JONES v. MARQUIS TERMINAL, INC.
Court of Appeals of Kentucky (2014)
Facts
- Steve Jones owned three belt conveyors that were integral to Marquis Terminal’s business operations at a job site.
- In January 2011, Marquis, through a supervisor from its parent company Ross Brothers Construction, arranged to use the conveyors but did not sign a formal lease agreement.
- Jones informed Marquis of the rental cost of $375 per day and sent an invoice totaling $7,927.50 for the rental period.
- Although Marquis sent a check for $7,875, it did not return the equipment, and Jones continued to send invoices without further payment.
- Jones filed a lawsuit against Marquis for unpaid rent and sought an injunction for the return of his equipment.
- After mediation failed, the case proceeded to a bench trial in January 2013.
- The trial court found that Marquis owed Jones for rental costs but determined that Jones failed to mitigate his damages by not taking steps to recover his equipment sooner.
- The court ultimately calculated that Marquis owed Jones a reduced amount for 179 days of rental instead of the full duration of possession.
- Jones appealed the decision.
Issue
- The issue was whether Jones failed to mitigate his damages by not taking timely legal action to recover his equipment from Marquis Terminal.
Holding — Combs, J.
- The Kentucky Court of Appeals held that Jones did not fail to mitigate his damages and was entitled to recover the full rental value of the equipment for the time it was retained by Marquis, along with pre-judgment interest.
Rule
- A party claiming damages for breach of contract must take reasonable steps to mitigate those damages, but the burden of proving a failure to mitigate lies with the breaching party.
Reasoning
- The Kentucky Court of Appeals reasoned that while a party must take reasonable steps to mitigate damages after a breach of contract, Jones had acted reasonably by filing his lawsuit and sending invoices.
- Marquis had a duty to either pay for the rental or return the equipment, and it could have mitigated its own damages by returning the equipment when it recognized it could not pay.
- The court found no sufficient evidence that Jones allowed damages to accumulate unreasonably or that he was required to pursue additional legal avenues before initiating the lawsuit.
- Additionally, the court determined that pre-judgment interest was appropriate since the rental rate was fixed, and it would be inequitable not to award it. The court also concluded that Jones's allegations of conversion did not warrant separate tort damages, as the economic losses were adequately addressed through the breach of contract claim.
Deep Dive: How the Court Reached Its Decision
Court's Reasoning on Mitigation of Damages
The Kentucky Court of Appeals reasoned that while a party claiming damages for breach of contract is generally required to take reasonable steps to mitigate those damages, this obligation must be balanced against the actions of the breaching party. In this case, Jones had taken reasonable steps to mitigate his damages by filing a lawsuit against Marquis and sending multiple invoices for the rental of his equipment. The court highlighted that Marquis had the duty to either pay for the rental or return the equipment once it recognized its inability to fulfill the rental agreement. Marquis failed to mitigate its own damages by retaining the equipment rather than returning it when it could not pay, which indicated that it was not Jones who allowed his damages to accumulate unreasonably. The court emphasized that the burden of proving a failure to mitigate lies with the breaching party, which in this case was Marquis. Thus, the court concluded that Jones had acted appropriately in trying to recover his losses and should not be penalized for Marquis's failure to comply with the rental terms.
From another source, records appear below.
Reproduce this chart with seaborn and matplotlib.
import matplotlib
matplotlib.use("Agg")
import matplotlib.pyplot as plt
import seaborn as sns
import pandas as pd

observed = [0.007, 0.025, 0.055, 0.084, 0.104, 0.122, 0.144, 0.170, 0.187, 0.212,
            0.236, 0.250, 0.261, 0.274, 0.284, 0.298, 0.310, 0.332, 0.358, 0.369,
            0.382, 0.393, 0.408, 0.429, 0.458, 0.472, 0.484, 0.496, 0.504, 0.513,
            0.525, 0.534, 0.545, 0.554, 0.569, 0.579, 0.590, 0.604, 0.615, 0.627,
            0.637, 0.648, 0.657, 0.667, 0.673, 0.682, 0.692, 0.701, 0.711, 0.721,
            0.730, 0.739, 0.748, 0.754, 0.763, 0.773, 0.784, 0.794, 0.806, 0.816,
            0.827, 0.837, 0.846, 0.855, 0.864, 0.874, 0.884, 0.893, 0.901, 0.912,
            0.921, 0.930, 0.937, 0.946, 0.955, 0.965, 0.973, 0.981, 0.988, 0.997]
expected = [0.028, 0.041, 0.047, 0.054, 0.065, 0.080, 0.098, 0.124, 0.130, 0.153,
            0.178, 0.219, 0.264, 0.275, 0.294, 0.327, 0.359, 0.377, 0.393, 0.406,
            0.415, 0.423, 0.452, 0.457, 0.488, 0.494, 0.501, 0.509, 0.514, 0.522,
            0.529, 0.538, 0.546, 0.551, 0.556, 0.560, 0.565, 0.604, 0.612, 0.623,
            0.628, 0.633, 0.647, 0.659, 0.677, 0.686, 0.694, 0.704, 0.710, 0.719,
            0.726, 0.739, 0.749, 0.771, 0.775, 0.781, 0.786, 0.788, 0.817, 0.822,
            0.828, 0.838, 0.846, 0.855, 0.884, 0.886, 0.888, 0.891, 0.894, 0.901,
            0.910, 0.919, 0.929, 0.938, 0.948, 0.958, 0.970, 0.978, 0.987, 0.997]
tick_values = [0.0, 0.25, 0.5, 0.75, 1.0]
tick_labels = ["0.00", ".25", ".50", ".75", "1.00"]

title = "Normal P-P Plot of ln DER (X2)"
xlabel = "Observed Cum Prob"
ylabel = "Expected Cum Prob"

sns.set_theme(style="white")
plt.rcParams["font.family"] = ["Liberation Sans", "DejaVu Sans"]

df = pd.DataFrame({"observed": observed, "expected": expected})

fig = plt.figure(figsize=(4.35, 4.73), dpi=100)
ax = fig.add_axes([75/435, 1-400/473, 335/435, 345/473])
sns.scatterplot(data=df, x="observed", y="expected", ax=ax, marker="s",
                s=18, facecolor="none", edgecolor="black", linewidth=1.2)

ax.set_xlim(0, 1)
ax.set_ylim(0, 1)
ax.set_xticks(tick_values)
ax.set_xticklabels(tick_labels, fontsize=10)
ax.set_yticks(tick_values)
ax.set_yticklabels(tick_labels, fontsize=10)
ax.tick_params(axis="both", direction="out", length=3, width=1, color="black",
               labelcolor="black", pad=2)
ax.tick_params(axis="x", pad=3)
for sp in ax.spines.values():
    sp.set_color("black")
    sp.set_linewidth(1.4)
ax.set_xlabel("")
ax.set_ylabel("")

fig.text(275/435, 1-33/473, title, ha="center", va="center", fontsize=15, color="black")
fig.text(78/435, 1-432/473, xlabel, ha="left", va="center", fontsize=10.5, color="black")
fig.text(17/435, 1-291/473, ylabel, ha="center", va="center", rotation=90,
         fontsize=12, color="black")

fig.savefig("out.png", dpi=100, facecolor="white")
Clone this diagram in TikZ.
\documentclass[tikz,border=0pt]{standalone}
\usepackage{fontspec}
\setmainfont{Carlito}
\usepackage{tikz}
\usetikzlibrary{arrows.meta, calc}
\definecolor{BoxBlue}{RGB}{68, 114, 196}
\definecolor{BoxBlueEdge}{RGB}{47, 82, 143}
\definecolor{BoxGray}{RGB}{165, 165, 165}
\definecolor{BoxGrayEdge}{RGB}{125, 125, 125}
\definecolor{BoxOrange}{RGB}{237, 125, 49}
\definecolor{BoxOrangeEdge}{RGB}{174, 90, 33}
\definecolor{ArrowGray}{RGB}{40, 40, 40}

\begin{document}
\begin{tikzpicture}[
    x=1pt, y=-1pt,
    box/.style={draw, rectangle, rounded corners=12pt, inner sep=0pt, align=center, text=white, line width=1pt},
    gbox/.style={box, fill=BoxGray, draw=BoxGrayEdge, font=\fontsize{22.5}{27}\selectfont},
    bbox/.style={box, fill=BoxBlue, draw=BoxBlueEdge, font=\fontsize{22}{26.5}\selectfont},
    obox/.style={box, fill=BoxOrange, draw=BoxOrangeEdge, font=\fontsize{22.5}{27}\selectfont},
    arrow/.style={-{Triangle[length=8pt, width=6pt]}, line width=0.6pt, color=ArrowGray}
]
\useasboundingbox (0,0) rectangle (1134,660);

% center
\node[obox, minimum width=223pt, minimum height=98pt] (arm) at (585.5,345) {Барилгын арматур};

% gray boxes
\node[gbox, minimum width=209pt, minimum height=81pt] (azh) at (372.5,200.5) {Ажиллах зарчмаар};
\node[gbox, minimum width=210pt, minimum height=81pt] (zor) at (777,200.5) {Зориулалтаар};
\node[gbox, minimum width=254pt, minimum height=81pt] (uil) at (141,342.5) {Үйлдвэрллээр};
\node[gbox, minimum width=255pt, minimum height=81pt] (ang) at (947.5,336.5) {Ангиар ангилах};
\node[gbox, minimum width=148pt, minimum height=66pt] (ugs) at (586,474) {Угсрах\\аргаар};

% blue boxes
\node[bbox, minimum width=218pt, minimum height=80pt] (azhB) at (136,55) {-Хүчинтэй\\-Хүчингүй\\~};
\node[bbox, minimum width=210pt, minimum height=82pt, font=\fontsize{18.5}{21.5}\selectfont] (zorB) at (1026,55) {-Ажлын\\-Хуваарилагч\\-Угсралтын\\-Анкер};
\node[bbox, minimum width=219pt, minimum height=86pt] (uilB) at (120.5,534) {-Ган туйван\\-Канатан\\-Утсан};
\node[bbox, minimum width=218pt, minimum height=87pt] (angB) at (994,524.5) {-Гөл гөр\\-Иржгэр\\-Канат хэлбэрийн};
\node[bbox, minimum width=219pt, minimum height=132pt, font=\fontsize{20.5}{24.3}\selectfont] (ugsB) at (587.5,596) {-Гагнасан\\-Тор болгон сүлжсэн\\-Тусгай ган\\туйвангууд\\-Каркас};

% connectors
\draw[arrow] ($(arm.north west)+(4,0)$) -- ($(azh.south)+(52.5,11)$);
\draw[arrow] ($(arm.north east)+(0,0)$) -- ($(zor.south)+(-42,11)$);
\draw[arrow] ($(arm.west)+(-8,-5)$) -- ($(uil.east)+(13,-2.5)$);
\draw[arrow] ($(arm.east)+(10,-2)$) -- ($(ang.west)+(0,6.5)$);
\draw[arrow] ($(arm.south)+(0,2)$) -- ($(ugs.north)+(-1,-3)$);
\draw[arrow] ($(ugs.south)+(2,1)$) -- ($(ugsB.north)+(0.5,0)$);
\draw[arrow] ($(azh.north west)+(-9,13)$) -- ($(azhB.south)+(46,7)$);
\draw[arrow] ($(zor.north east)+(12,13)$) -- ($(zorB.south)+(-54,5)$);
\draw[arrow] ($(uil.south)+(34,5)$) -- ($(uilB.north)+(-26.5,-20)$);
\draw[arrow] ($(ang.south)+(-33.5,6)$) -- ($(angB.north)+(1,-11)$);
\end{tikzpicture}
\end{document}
Court's Reasoning on Pre-Judgment Interest
The court also addressed Jones's claim for pre-judgment interest, concluding that he was entitled to it as a matter of course due to the nature of the contract and the damages involved. The court referred to the Restatement (Second) of Contracts, which stipulates that pre-judgment interest is recoverable when a breach consists of a failure to pay a definite sum of money, which was applicable to Jones's case since the rental rate was fixed at $375 per day. The court noted that there was no dispute regarding the number of days Marquis retained the equipment, thereby allowing for a straightforward calculation of interest owed. The court found that it would be inequitable to deny pre-judgment interest, given that Jones's damages could be easily determined based on the agreed rental rate. Therefore, the court ruled in favor of awarding pre-judgment interest to ensure fairness in the financial resolution of the breach of contract.
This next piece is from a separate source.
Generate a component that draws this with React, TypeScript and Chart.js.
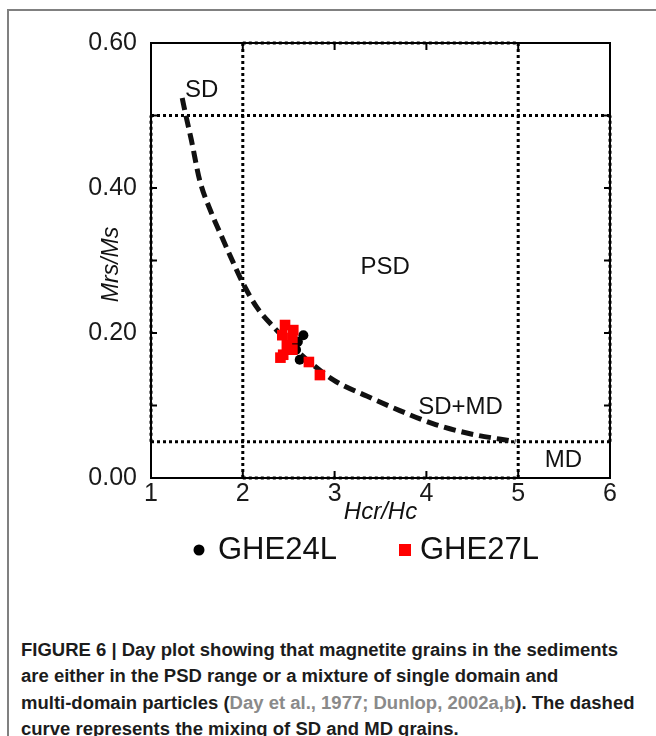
import React, { useEffect, useRef } from "react";
import { Chart, registerables } from "chart.js";

Chart.register(...registerables);

const FONT = '"Liberation Sans", Arial, Helvetica, sans-serif';

// Axis ranges and ticks
const xRange = [1, 6];
const yRange = [0, 0.6];
const xTickStep = 1;
const yTickStep = 0.1;
const yLabelledTicks = [0, 0.2, 0.4, 0.6];

// Sample GHE24L (Hcr/Hc, Mrs/Ms)
const ghe24lHcr = [2.66, 2.6, 2.58, 2.55, 2.62];
const ghe24lMrs = [0.197, 0.188, 0.177, 0.186, 0.163];

// Sample GHE27L (Hcr/Hc, Mrs/Ms)
const ghe27lHcr = [2.46, 2.55, 2.43, 2.54, 2.48, 2.54, 2.44, 2.41, 2.72, 2.84];
const ghe27lMrs = [0.211, 0.204, 0.197, 0.193, 0.183, 0.177, 0.17, 0.166, 0.16, 0.142];

// SD–MD mixing curve
const mixHcr = [1.34, 1.38, 1.44, 1.53, 1.66, 1.77, 1.9, 2.0, 2.15, 2.33, 2.62, 2.99, 3.35, 3.71, 4.07, 4.44, 4.97];
const mixMrs = [0.524, 0.5, 0.466, 0.411, 0.365, 0.333, 0.296, 0.269, 0.236, 0.209, 0.172, 0.135, 0.113, 0.093, 0.075, 0.062, 0.05];

// Domain-state boundaries [x1, y1, x2, y2]
const boundaries = [
  [1, 0.5, 6, 0.5],
  [1, 0.05, 6, 0.05],
  [2, 0, 2, 0.6],
  [5, 0, 5, 0.6],
  [2, 0.6, 5, 0.6],
  [2, 0, 5, 0],
  [1, 0.05, 1, 0.5],
  [6, 0.05, 6, 0.5],
];

// Region names and their anchor (x, y, alignment)
const regionNames = ["SD", "PSD", "SD+MD", "MD"];
const regionX = [1.37, 3.55, 3.91, 5.29];
const regionY = [0.535, 0.291, 0.098, 0.025];
const regionAlign = ["left", "center", "left", "left"];

const seriesNames = ["GHE24L", "GHE27L"];
const seriesColors = ["#000000", "#ff0000"];

const xTitle = "Hcr/Hc";
const yTitle = "Mrs/Ms";

const captionLines = [
  "FIGURE 6 | Day plot showing that magnetite grains in the sediments",
  "are either in the PSD range or a mixture of single domain and",
  "multi-domain particles (",
  "Day et al., 1977; Dunlop, 2002a,b",
  "). The dashed",
  "curve represents the mixing of SD and MD grains.",
];

function boundaryData() {
  const pts: any[] = [];
  boundaries.forEach(([x1, y1, x2, y2]) => {
    pts.push({ x: x1, y: y1 }, { x: x2, y: y2 }, { x: x2, y: null });
  });
  return pts;
}

const dayPlotDecor = {
  id: "dayPlotDecor",
  beforeDatasetsDraw(chart: any) {
    const { ctx, chartArea: a, scales } = chart;
    const xs = scales.x;
    const ys = scales.y;
    ctx.save();
    ctx.strokeStyle = "#000";
    ctx.lineWidth = 2;
    ctx.strokeRect(a.left, a.top, a.right - a.left, a.bottom - a.top);
    ctx.beginPath();
    for (let v = xRange[0]; v <= xRange[1] + 1e-9; v += xTickStep) {
      const px = xs.getPixelForValue(v);
      ctx.moveTo(px, a.bottom);
      ctx.lineTo(px, a.bottom - 7);
      ctx.moveTo(px, a.top);
      ctx.lineTo(px, a.top + 7);
    }
    for (let i = 0; i <= Math.round((yRange[1] - yRange[0]) / yTickStep); i++) {
      const py = ys.getPixelForValue(yRange[0] + i * yTickStep);
      ctx.moveTo(a.left, py);
      ctx.lineTo(a.left + 6, py);
      ctx.moveTo(a.right, py);
      ctx.lineTo(a.right - 6, py);
    }
    ctx.stroke();
    ctx.restore();
  },
  afterDraw(chart: any) {
    const { ctx, chartArea: a, scales } = chart;
    const xs = scales.x;
    const ys = scales.y;
    ctx.save();
    ctx.fillStyle = "#111";
    ctx.textBaseline = "middle";

    // region names
    ctx.font = `24px ${FONT}`;
    regionNames.forEach((name, i) => {
      ctx.textAlign = regionAlign[i];
      ctx.fillText(name, xs.getPixelForValue(regionX[i]), ys.getPixelForValue(regionY[i]));
    });

    // axis titles
    ctx.font = `italic 24px ${FONT}`;
    ctx.textAlign = "center";
    ctx.fillText(xTitle, (a.left + a.right) / 2, a.bottom + 34);
    ctx.save();
    ctx.translate(a.left - 39, (a.top + a.bottom) / 2 + 4);
    ctx.rotate(-Math.PI / 2);
    ctx.font = `italic 23px ${FONT}`;
    ctx.fillText(yTitle, 0, 0);
    ctx.restore();

    // legend
    const ly = a.bottom + 72;
    ctx.font = `31px ${FONT}`;
    ctx.textAlign = "left";
    ctx.fillStyle = seriesColors[0];
    ctx.beginPath();
    ctx.arc(199, ly, 5.5, 0, Math.PI * 2);
    ctx.fill();
    ctx.fillStyle = "#111";
    ctx.fillText(seriesNames[0], 218, ly);
    ctx.fillStyle = seriesColors[1];
    ctx.fillRect(399, ly - 6, 12, 12);
    ctx.fillStyle = "#111";
    ctx.fillText(seriesNames[1], 420, ly);
    ctx.restore();
  },
};

function DayPlot() {
  const ref = useRef<HTMLCanvasElement | null>(null);
  useEffect(() => {
    if (!ref.current) return;
    const chart = new Chart(ref.current, {
      type: "scatter",
      data: {
        datasets: [
          {
            label: seriesNames[1],
            data: ghe27lHcr.map((x, i) => ({ x, y: ghe27lMrs[i] })),
            pointStyle: "rect",
            pointRadius: 7.5,
            backgroundColor: seriesColors[1],
            borderWidth: 0,
            order: 0,
          },
          {
            label: seriesNames[0],
            data: ghe24lHcr.map((x, i) => ({ x, y: ghe24lMrs[i] })),
            pointStyle: "circle",
            pointRadius: 5,
            backgroundColor: seriesColors[0],
            borderWidth: 0,
            order: 1,
          },
          {
            label: "mixing",
            data: mixHcr.map((x, i) => ({ x, y: mixMrs[i] })),
            showLine: true,
            borderColor: "#111",
            borderWidth: 5,
            borderDash: [12, 6],
            borderCapStyle: "butt",
            cubicInterpolationMode: "monotone",
            pointRadius: 0,
            clip: 6,
            order: 2,
          },
          {
            label: "bounds",
            data: boundaryData(),
            showLine: true,
            spanGaps: false,
            borderColor: "#000",
            borderWidth: 3,
            borderDash: [3, 3],
            borderCapStyle: "butt",
            pointRadius: 0,
            clip: 6,
            order: 3,
          },
        ],
      },
      options: {
        responsive: false,
        animation: false,
        events: [],
        layout: { padding: { left: 71, top: 43, right: 46, bottom: 82 } },
        plugins: { legend: { display: false }, tooltip: { enabled: false } },
        scales: {
          x: {
            type: "linear",
            min: xRange[0],
            max: xRange[1],
            grid: { display: false, drawTicks: false },
            border: { display: false },
            ticks: {
              stepSize: xTickStep,
              autoSkip: false,
              maxRotation: 0,
              padding: 1,
              color: "#1a1a1a",
              font: { family: FONT, size: 25 },
            },
            afterFit: (s: any) => {
              s.height = 40;
            },
          },
          y: {
            type: "linear",
            min: yRange[0],
            max: yRange[1],
            grid: { display: false, drawTicks: false },
            border: { display: false },
            ticks: {
              stepSize: yTickStep,
              autoSkip: false,
              padding: 14,
              color: "#1a1a1a",
              font: { family: FONT, size: 25 },
              callback: (v: any) =>
                yLabelledTicks.some((t) => Math.abs(t - Number(v)) < 1e-6) ? Number(v).toFixed(2) : "",
            },
            afterFit: (s: any) => {
              s.width = 80;
            },
          },
        },
      },
      plugins: [dayPlotDecor],
    } as any);
    return () => chart.destroy();
  }, []);
  return <canvas ref={ref} width={656} height={600} style={{ display: "block" }} />;
}

// Horizontal squeeze so the bold caption sets like a condensed face
function captionSqueeze(): number {
  const c = document.createElement("canvas").getContext("2d");
  if (!c) return 0.9;
  c.font = `bold 18px ${FONT}`;
  const w = c.measureText(captionLines[0]).width;
  return w > 0 ? 597 / w : 0.9;
}

export default function App() {
  const squeeze = captionSqueeze();
  const line: React.CSSProperties = { whiteSpace: "nowrap", height: 26.3, lineHeight: "26.3px" };
  return (
    <div style={{ position: "fixed", left: 0, top: 0, width: 656, height: 736, background: "#fff", overflow: "hidden" }}>
      <div
        style={{
          position: "absolute",
          left: 7,
          top: 9,
          width: 700,
          height: 800,
          borderLeft: "2px solid #808080",
          borderTop: "2px solid #808080",
        }}
      />
      <div style={{ position: "absolute", left: 0, top: 0 }}>
        <DayPlot />
      </div>
      <div
        style={{
          position: "absolute",
          left: 21,
          top: 637,
          fontFamily: FONT,
          fontWeight: 700,
          fontSize: 18,
          color: "#1c1c1c",
          transform: `scaleX(${squeeze})`,
          transformOrigin: "0 0",
        }}
      >
        <div style={line}>{captionLines[0]}</div>
        <div style={line}>{captionLines[1]}</div>
        <div style={line}>
          {captionLines[2]}
          <span style={{ color: "#8a8a8a" }}>{captionLines[3]}</span>
          {captionLines[4]}
        </div>
        <div style={line}>{captionLines[5]}</div>
      </div>
    </div>
  );
}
Court's Reasoning on Conversion Claim
In addressing Jones's claims of conversion, the court concluded that his claims did not warrant separate tort damages because they overlapped with his breach of contract claim. The court noted that conversion is an intentional tort that involves the wrongful exercise of control over another's property, and it requires proof of specific elements that establish the wrongful nature of the defendant's actions. However, the court found that Jones had not demonstrated any independent loss beyond the contract damages that arose from the retention of the equipment by Marquis. Since the contract adequately addressed the economic losses incurred, and the equipment was ordered to be returned, the court determined that there was no basis for awarding separate tort damages. The court thus affirmed that the economic losses stemming from the breach of contract were adequately remedied through the contract claim itself, leading to the decision not to award punitive damages or additional compensation for conversion.